= PROBLEM STATEMENT =
The lines from the beginning of the records below through the one holding "PieChart, Pie, Cell" are to be copied exactly; leave the pictures out.

==== RECORDS PROVIDED ====

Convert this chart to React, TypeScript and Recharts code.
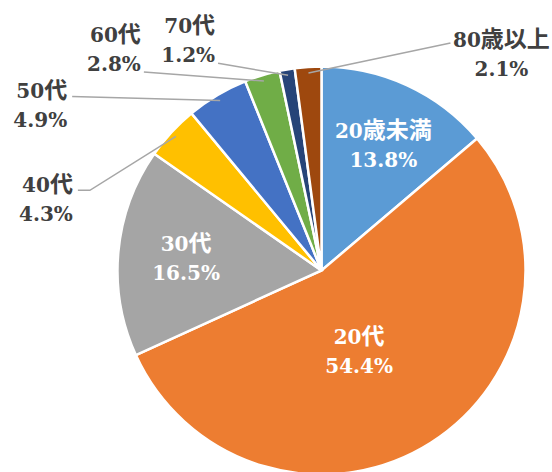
import { PieChart, Pie, Cell } from "recharts"

// age groups, clockwise from 12 o'clock
const CATEGORIES = ["20歳未満", "20代", "30代", "40代", "50代", "60代", "70代", "80歳以上"]
const SHARES = [13.8, 54.4, 16.5, 4.3, 4.9, 2.8, 1.2, 2.1]
const COLORS = ["#5B9BD5", "#ED7D31", "#A5A5A5", "#FFC000", "#4472C4", "#70AD47", "#264478", "#9E480E"]

const data = CATEGORIES.map((name, i) => ({ name, value: SHARES[i] }))

const LATIN = "'DejaVu Serif', serif"
const CJK = "'Noto Sans CJK JP', sans-serif"
const RAD = Math.PI / 180
const GAP = 29

// label placement: inside labels sit at radius r (+ nudge), outside ones get a leader line
type Layout =
  | { inside: true; r: number; dx: number; dy: number }
  | { inside: false; lx: number; ly: number; tail: number; anchor: "start" | "middle" | "end"; tx: number; ty: number }

const LAYOUT: Layout[] = [
  { inside: true, r: 140, dx: 3, dy: 2 },
  { inside: true, r: 100, dx: -16, dy: -4 },
  { inside: true, r: 136, dx: 0, dy: 0 },
  { inside: false, lx: -86, ly: 54, tail: 12, anchor: "end", tx: -5, ty: 2 },
  { inside: false, lx: -148, ly: -4, tail: 0, anchor: "end", tx: -5, ty: 2 },
  { inside: false, lx: -120, ly: -9, tail: 0, anchor: "end", tx: -3, ty: -30 },
  { inside: false, lx: -70, ly: -12, tail: 0, anchor: "end", tx: -3, ty: -30 },
  { inside: false, lx: 142, ly: -30, tail: 0, anchor: "middle", tx: 51, ty: 4 },
]

// mix a serif for digits with a larger CJK face, like the original
const runs = (s: string) => {
  const parts = s.match(/[\u3000-\u9fff]+|[^\u3000-\u9fff]+/g) || []
  return parts.map((p, i) =>
    /[\u3000-\u9fff]/.test(p) ? (
      <tspan key={i} fontFamily={CJK} fontSize={23}>{p}</tspan>
    ) : (
      <tspan key={i} fontFamily={LATIN} fontSize={20}>{p}</tspan>
    )
  )
}

const renderLabel = (props: any) => {
  const { cx, cy, midAngle, outerRadius, index } = props
  const lay = LAYOUT[index]
  const name = CATEGORIES[index]
  const pct = SHARES[index].toFixed(1) + "%"
  const cos = Math.cos(-midAngle * RAD)
  const sin = Math.sin(-midAngle * RAD)

  if (lay.inside) {
    const x = cx + lay.r * cos + lay.dx
    const y = cy + lay.r * sin + lay.dy
    return (
      <g>
        <text x={x} y={y - 7} textAnchor="middle" fill="#fff" fontWeight="bold">
          {runs(name)}
        </text>
        <text x={x} y={y + 22} textAnchor="middle" fill="#fff" fontWeight="bold">
          {runs(pct)}
        </text>
      </g>
    )
  }

  const ex = cx + (outerRadius - 6) * cos
  const ey = cy + (outerRadius - 6) * sin
  const bx = ex + lay.lx
  const by = ey + lay.ly
  const endX = bx - lay.tail
  const tx = endX + lay.tx
  const ty = by + lay.ty
  return (
    <g>
      <polyline points={`${ex},${ey} ${bx},${by} ${endX},${by}`} fill="none" stroke="#A6A6A6" strokeWidth={1.5} />
      <text x={tx} y={ty} textAnchor={lay.anchor} fill="#404040" fontWeight="bold">
        {runs(name)}
      </text>
      <text x={tx} y={ty + GAP} textAnchor={lay.anchor} fill="#404040" fontWeight="bold">
        {runs(pct)}
      </text>
    </g>
  )
}

export default function App() {
  return (
    <div style={{ position: "absolute", left: 0, top: 0, width: 552, height: 472, background: "#fff" }}>
      <PieChart width={552} height={472}>
        <Pie
          data={data}
          dataKey="value"
          cx={316.5}
          cy={265.5}
          outerRadius={204}
          startAngle={90}
          endAngle={-270}
          stroke="#fff"
          strokeWidth={2.5}
          label={renderLabel}
          labelLine={false}
          isAnimationActive={false}
        >
          {data.map((entry, i) => (
            <Cell key={entry.name} fill={COLORS[i]} />
          ))}
        </Pie>
      </PieChart>
    </div>
  )
}
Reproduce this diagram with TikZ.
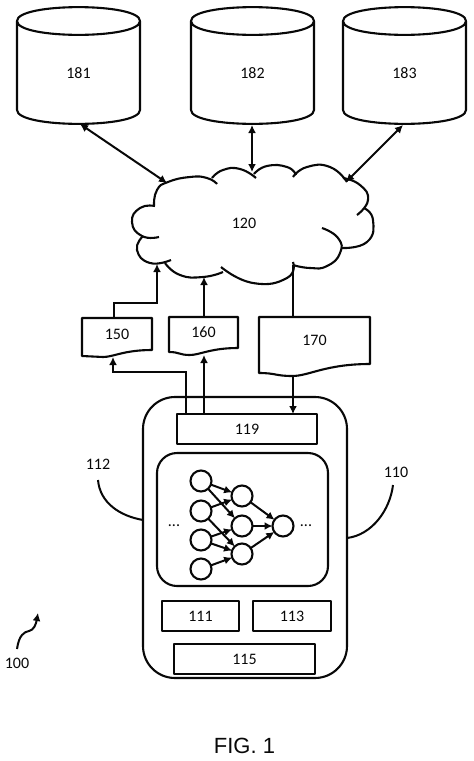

====

= WRITTEN RESPONSE =
Convert this chart to React, TypeScript and Recharts code.
import { PieChart, Pie, Cell } from "recharts"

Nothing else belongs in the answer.